Monday, December 7, 2015

fall away

What they don’t tell you about getting older is that your conversations, they turn more to health problems and medications.  Every person you meet has something wrong.  All at once, you know a lot of old people.  The obituaries become very interesting.  For the vast majority of animals, with increased senescence comes increased complications.  Us humans, we’re no different.  Past a certain point, to live is to decay.  Past a certain point, we are all dying.
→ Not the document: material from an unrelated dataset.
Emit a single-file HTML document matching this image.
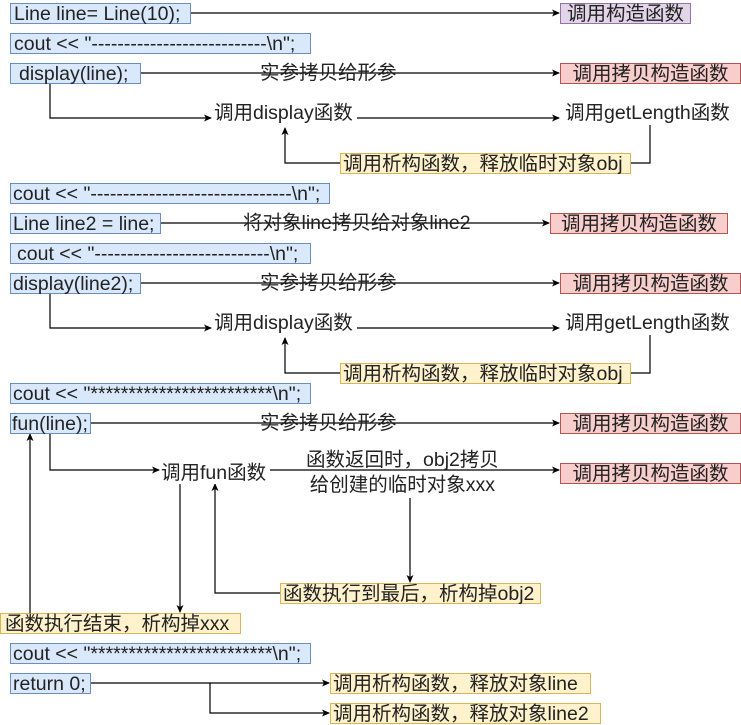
<!DOCTYPE html>
<html><head><meta charset="utf-8"><style>
body{margin:0;width:741px;height:724px;background:#fff;overflow:hidden;position:relative;font-family:"Liberation Sans","Noto Sans CJK SC",sans-serif;}
.b{position:absolute;height:21px;line-height:20px;font-size:19.5px;color:#222;white-space:nowrap;box-sizing:border-box;padding-left:3px;overflow:visible;}
.bl{background:#dae8fc;border:1px solid #6c8ebf;}
.pu{background:#e1d5e7;border:1px solid #9673a6;text-align:center;padding:0;}
.rd{background:#f8cecc;border:1px solid #b85450;text-align:center;padding:0;}
.ye{background:#fff2cc;border:1px solid #d6b656;padding-left:2px;}
.t{position:absolute;font-size:19.5px;color:#222;white-space:nowrap;background:#fff;line-height:22px;}
svg{position:absolute;left:0;top:0}
</style></head><body>
<svg width="741" height="724" viewBox="0 0 741 724">
<defs><marker id="a" markerWidth="8" markerHeight="8" refX="7" refY="4" orient="auto" markerUnits="userSpaceOnUse"><path d="M0,0.5 L8,4 L0,7.5 L2,4Z" fill="#000"/></marker></defs>
<g stroke="#000" stroke-width="1.2" fill="none" marker-end="url(#a)">
<path d="M190 13 H559"/>
<path d="M140 73 H559"/>
<path d="M50 83 V118 H211"/>
<path d="M357 118 H559"/>
<path d="M340 163 H285 V128"/>
<path d="M160 223 H549"/>
<path d="M140 283 H559"/>
<path d="M50 293 V328 H211"/>
<path d="M357 328 H559"/>
<path d="M340 373 H285 V338"/>
<path d="M90 423 H559"/>
<path d="M50 433 V470 H159"/>
<path d="M270 470 H559"/>
<path d="M410 498 V582"/>
<path d="M280 593 H215 V484"/>
<path d="M180 484 V612"/>
<path d="M30 613 V434"/>
<path d="M90 683 H329"/>
<path d="M210 683 V713 H329"/>
</g>
<g stroke="#000" stroke-width="1.2" fill="none">
<path d="M650 125 V163 H630"/>
<path d="M650 335 V373 H630"/>
</g>
</svg>
<div class="b bl" style="left:10px;top:3px;width:181px">Line line= Line(10);</div>
<div class="b bl" style="left:10px;top:33px;width:301px">cout &lt;&lt; "---------------------------\n";</div>
<div class="b bl" style="left:10px;top:63px;width:131px;padding-left:8px">display(line);</div>
<div class="b bl" style="left:10px;top:183px;width:320px;padding-left:2px">cout &lt;&lt; "-------------------------------\n";</div>
<div class="b bl" style="left:10px;top:213px;width:151px;padding-left:2px">Line line2 = line;</div>
<div class="b bl" style="left:10px;top:243px;width:301px;padding-left:6px">cout &lt;&lt; "---------------------------\n";</div>
<div class="b bl" style="left:10px;top:273px;width:131px;padding-left:2px">display(line2);</div>
<div class="b bl" style="left:10px;top:383px;width:301px;padding-left:2px">cout &lt;&lt; "************************\n";</div>
<div class="b bl" style="left:10px;top:413px;width:81px;padding-left:1px">fun(line);</div>
<div class="b bl" style="left:10px;top:643px;width:301px;padding-left:2px">cout &lt;&lt; "************************\n";</div>
<div class="b bl" style="left:10px;top:673px;width:81px;padding-left:2px">return 0;</div>

<div class="b pu" style="left:560px;top:3px;width:131px">调用构造函数</div>
<div class="b rd" style="left:560px;top:63px;width:181px">调用拷贝构造函数</div>
<div class="b rd" style="left:550px;top:213px;width:178px">调用拷贝构造函数</div>
<div class="b rd" style="left:560px;top:273px;width:181px">调用拷贝构造函数</div>
<div class="b rd" style="left:560px;top:413px;width:181px">调用拷贝构造函数</div>
<div class="b rd" style="left:560px;top:463px;width:181px">调用拷贝构造函数</div>
<div class="b ye" style="left:340px;top:153px;width:291px">调用析构函数，释放临时对象obj</div>
<div class="b ye" style="left:340px;top:363px;width:291px">调用析构函数，释放临时对象obj</div>
<div class="b ye" style="left:280px;top:583px;width:261px">函数执行到最后，析构掉obj2</div>
<div class="b ye" style="left:0px;top:613px;width:241px;padding-left:4px">函数执行结束，析构掉xxx</div>
<div class="b ye" style="left:330px;top:673px;width:261px">调用析构函数，释放对象line</div>
<div class="b ye" style="left:330px;top:703px;width:271px">调用析构函数，释放对象line2</div>

<div class="t" style="left:260px;top:62px;background:none">实参拷贝给形参</div>
<div class="t" style="left:214px;top:102px">调用display函数</div>
<div class="t" style="left:565px;top:102px">调用getLength函数</div>
<div class="t" style="left:243px;top:212px;background:none">将对象line拷贝给对象line2</div>
<div class="t" style="left:260px;top:272px;background:none">实参拷贝给形参</div>
<div class="t" style="left:214px;top:312px">调用display函数</div>
<div class="t" style="left:565px;top:312px">调用getLength函数</div>
<div class="t" style="left:260px;top:412px;background:none">实参拷贝给形参</div>
<div class="t" style="left:161px;top:462px">调用fun函数</div>
<div class="t" style="left:306px;top:448px;line-height:25px;text-align:center;background:none">函数返回时，obj2拷贝<br>给创建的临时对象xxx</div>
</body></html>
I’m out for dinner with a childhood friend and his wife.  Jane, she’s telling me about her rash and scratching her arms like mad.  They’re red, raw, inflamed, with pale nail marks zigzagging this way and that.  Flakes of dead skin fall like snow from her arms to the table.  It’s piling up in drifts.  Her fingernails, they’re caked with disease.  Her husband, Mark, doesn’t seem to notice or he’s trying not to, his eyes fixed on a television screen in the corner of the pub.  His wife, she’s falling apart one cell at a time, and Mark can’t take his eyes off the football game.
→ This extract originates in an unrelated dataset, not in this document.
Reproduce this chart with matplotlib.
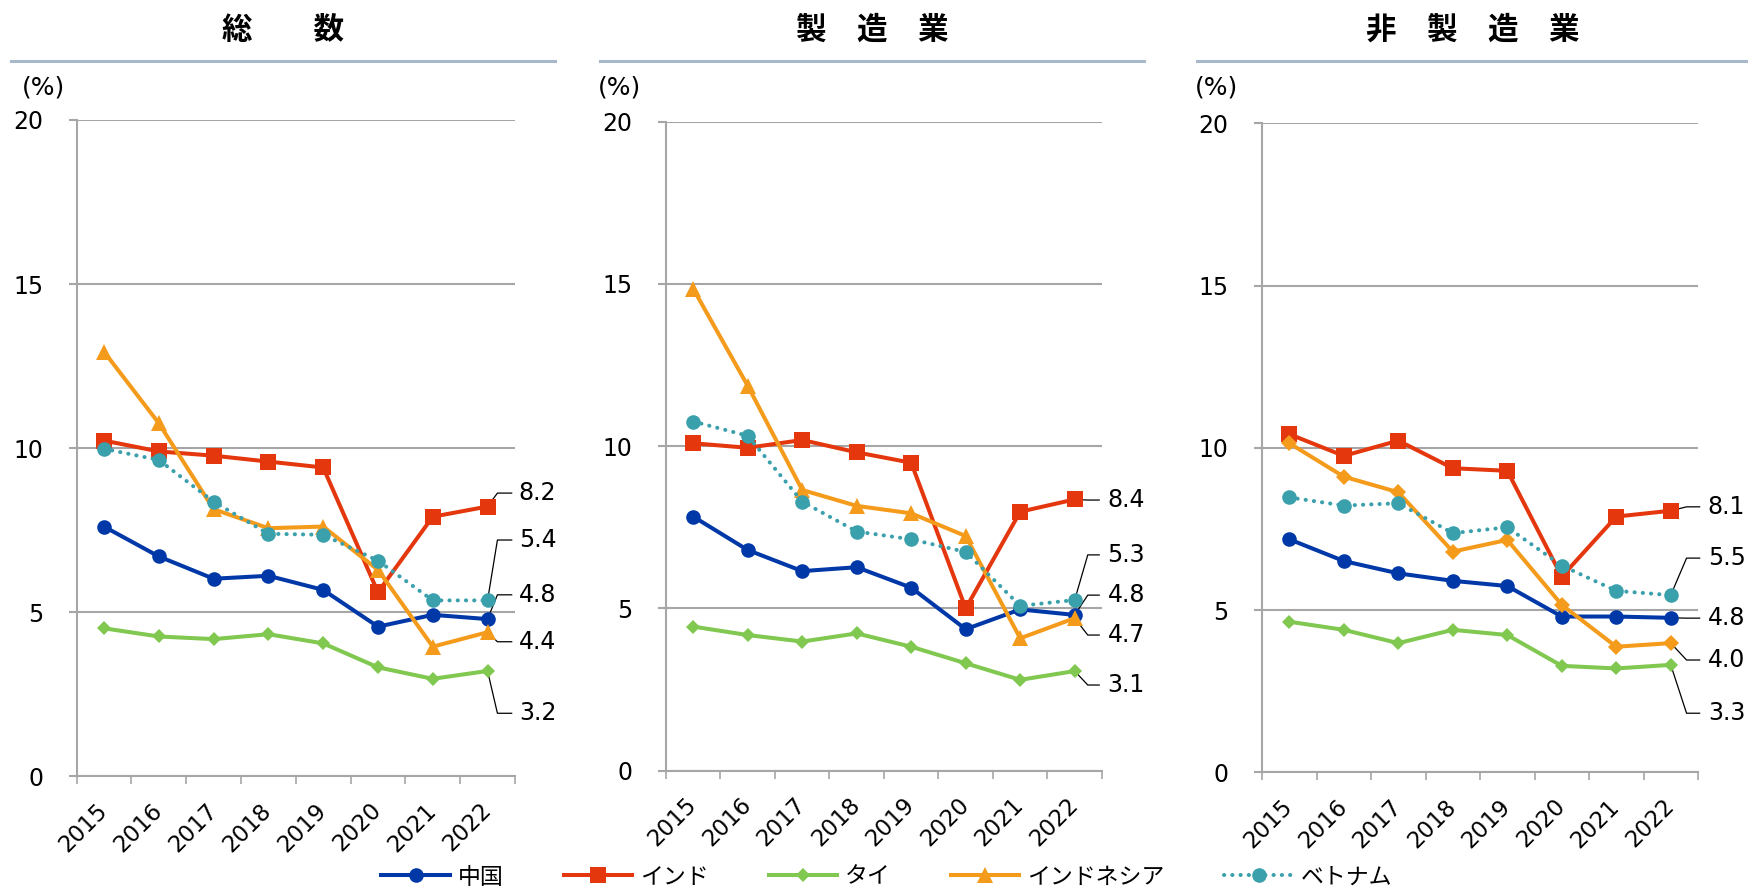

Antivirals, corticosteroids, analgesics, Jane is telling me about all of her medications when the waitress walks up to ask if we want more drinks.  Hearing the word ‘Tylenol,’ the waitress, she begins talking about how she takes T3s for her migraines.  She’s been eating them for years.  She says it’s the only thing that’ll take the edge off her pain.  “My pain.”  These words, she says them like she means really means them.  Jane scratches away at her arms, listening to the waitress talk about her headaches, her dizziness, her auras, her nausea.  The migraines have been getting worse as she gets older, she says.  As she gets older, she’s experiencing more pain everywhere, really.  This waitress, she can’t be too far past thirty.
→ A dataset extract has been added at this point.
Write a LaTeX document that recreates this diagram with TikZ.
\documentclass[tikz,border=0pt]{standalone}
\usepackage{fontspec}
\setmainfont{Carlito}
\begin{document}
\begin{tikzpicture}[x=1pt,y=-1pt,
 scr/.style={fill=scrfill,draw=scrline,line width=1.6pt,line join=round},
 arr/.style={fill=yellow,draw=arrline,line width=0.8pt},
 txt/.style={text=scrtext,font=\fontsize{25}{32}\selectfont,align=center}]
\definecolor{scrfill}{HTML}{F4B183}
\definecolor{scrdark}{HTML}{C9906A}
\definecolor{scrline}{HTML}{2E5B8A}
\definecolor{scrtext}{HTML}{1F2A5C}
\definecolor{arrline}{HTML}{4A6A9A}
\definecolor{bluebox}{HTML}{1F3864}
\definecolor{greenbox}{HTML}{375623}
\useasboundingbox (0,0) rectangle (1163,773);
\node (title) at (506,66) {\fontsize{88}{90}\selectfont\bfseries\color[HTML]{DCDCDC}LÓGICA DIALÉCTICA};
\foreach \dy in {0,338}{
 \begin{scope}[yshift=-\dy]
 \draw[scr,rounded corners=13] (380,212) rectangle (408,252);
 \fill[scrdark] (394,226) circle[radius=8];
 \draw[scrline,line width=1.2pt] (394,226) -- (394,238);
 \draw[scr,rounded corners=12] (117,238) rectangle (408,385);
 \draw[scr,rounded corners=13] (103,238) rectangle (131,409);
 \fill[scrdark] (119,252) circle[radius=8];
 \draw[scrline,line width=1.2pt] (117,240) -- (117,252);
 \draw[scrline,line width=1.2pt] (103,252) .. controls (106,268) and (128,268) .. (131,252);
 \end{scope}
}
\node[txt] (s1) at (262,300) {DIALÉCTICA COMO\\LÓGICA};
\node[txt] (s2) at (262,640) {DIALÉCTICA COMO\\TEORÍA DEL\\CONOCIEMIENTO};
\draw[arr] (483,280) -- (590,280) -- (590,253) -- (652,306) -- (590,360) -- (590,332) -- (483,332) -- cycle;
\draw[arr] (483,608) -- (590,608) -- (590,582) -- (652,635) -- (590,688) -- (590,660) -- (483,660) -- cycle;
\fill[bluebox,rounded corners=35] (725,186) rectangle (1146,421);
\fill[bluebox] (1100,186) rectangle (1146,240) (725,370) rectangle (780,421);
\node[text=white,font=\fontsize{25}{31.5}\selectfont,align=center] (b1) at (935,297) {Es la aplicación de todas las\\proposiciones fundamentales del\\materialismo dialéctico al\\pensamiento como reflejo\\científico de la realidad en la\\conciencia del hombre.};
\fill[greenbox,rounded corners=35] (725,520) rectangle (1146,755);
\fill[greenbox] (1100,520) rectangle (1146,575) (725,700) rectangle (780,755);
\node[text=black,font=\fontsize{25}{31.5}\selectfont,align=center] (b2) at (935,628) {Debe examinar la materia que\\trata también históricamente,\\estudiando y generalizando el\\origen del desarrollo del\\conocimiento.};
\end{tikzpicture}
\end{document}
Jane tells us Mark gets headaches too; stress related, she says.  All part of his generalized anxiety disorder and probably the root of his depression.  Me, I can think of other things that might make Mark depressed, but I keep my thoughts to myself.  I look over at him, and the television holds his attention.  The pint glass in his hand contains beer gone warm and flat, and Mark’s breathing is shallow, his face is a blank.  The football game is over, and an infomercial selling electric boots has taken its place.  SSRIs, benzodiazepines, opiates, Jane is listing off Mark’s medications while he’s mesmerized by a man demonstrating how to switch on the heaters in these amazing boots.  Mark, he isn’t even here.

What they don’t tell you about getting older is that your conversations, they turn more to health problems and medications.  Jane scratches at her arms, the table becoming a snow globe, while she and the waitress continue to trade symptoms and prescriptions.  Mark, he keeps staring at the television which is now showing a lengthy commercial for a cholesterol drug, a statin of some type.  The commercial shows us how taking the drug will improve our lives  We’ll go to the fair and ride the Ferris wheel.  We’ll snuggle with our partners on the couch.  We’ll go out for dinner with friends.

The commercial, it concludes with thirty seconds of side effects, the narrator rattling them off like an auctioneer.  Mark is more zoned out than watching.  Dizziness, irregular heartbeat, fainting.  Jane asks the waitress if she’s tried triptans.  She has, she says, and asks Jane if she’s tried itraconazole.  She has, she says.  Increased hunger, increased thirst, increased urination.  Jane asks the waitress if she’s tried ergotamine.  She has, she says, and asks if Jane has tried dexamethasone injections.  She has, she says.  Light-coloured stools, unusual bleeding or bruising, loss of consciousness.

Loss of consciousness, I could use a little of that.  I interrupt the waitress while she’s describing her nausea, and I ask for another beer.  Whenever she’s got a free moment, I tell her.  I ask her to bring one for Mark, as well.  Mark acknowledges the gesture with a barely audible grunt, his eyes not leaving the television.  Sweating, irritability, death.

During the break in conversation, Jane, she notices the growing desert of diseased skin spreading before her, and attempts to discreetly get rid of it.  I watch silently as Jane unceremoniously sweeps herself away, the fine powder of her dead skin falling to the floor like confetti on the eve of a new year.